TIn Onondaga County, our trash does not go to a landfill within the county line or travel out of the area. Instead, for the last 20 years, the Onondaga County Resource Recovery Agency has burned our trash to create energy.

With a new proposal to create a partnership with Cortland County’s municipal waste agency, we might begin burning our neighbor’s trash as well.

Though the partnership could bring economic benefits to our area, it is imperative that extensive study goes into the existing facility, along with study of any additions, before any decision is made. With this, public opinion is also necessary.

It may seem simple to burn trash, but there are even more costs and benefits surrounding this proposal. With such a complex issue, it is crucial that the county governments conduct more research and testing, as well as reach out to keep the public informed. The resulting decision is most important for the future of our health and happiness in Onondaga County.

While it is true that Cortland is in the midst of an environmental review of the proposal, and Onondaga County may have one planned for the future, it is still widely unknown what the details of the plan will entail for not only our local environment, but also the people.



Even with education campaigns provided by OCRRA, it’s not a well-known fact that our trash is incinerated.

There are benefits to incineration. The waste management technique is definitely a step above compiling our trash in landfills.
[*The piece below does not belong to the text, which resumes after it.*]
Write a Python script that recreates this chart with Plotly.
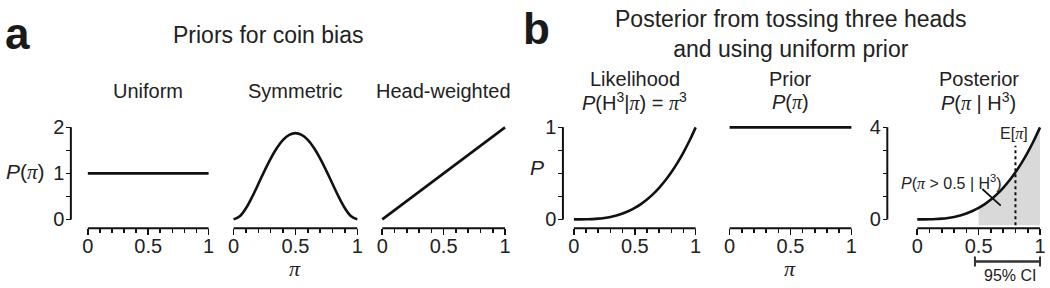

With this, the waste burned generates electricity, bringing a local source of power to our area for the last two decades.

Taking Cortland’s trash, an estimated 23,000 to 28,000 tons per year, could result in $500,000 more annually through electricity sales, according to an Aug. 14 article in the Post-Standard. For a plant that lost $2.5 million last year, this money is desperately needed, the Post-Standard also reported.

In return for burning Cortland’s garbage, all resulting ash would be trucked back to landfills in their county.

While these are enticing benefits, there still are a number of drawbacks.

This proposal between counties would go back on one of the basic compromises that led to the creation of the plant itself — Onondaga County would never truck in garbage from neighboring counties. This promise, made by county executives at the time, is said to be outdated, County Executive Joanie Mahoney said in an interview with the Post-Standard in August.

Mahoney believes that because OCRRA has been so successful with many of its recycling processes, less waste has traveled to our county’s plant to be burned, creating a strain on the business.

She also added that by accepting more garbage from a neighboring county, it would decrease the chance that the owners of the plant would burn more undesirable objects, such as tires and medical waste.

While Mahoney may be thinking about the future of the trash-burning plant, any decision made would go against an important agreement still in the county’s memory.

Along with the increase in trash burning, moving trash and ash from one place to another would also increase transportation between the two counties. Not only would this cost more, but also more trucking would increase carbon emissions, which would exacerbate global climate change.

Finally, research surrounding emissions from waste-to-energy plants has had mixed results. While some in the field declare that filtration, scrubbers and other containment processes capture any toxic emissions before they run rampant in our community, others believe that there is still a considerable amount of emissions that are detrimental to environmental and human health.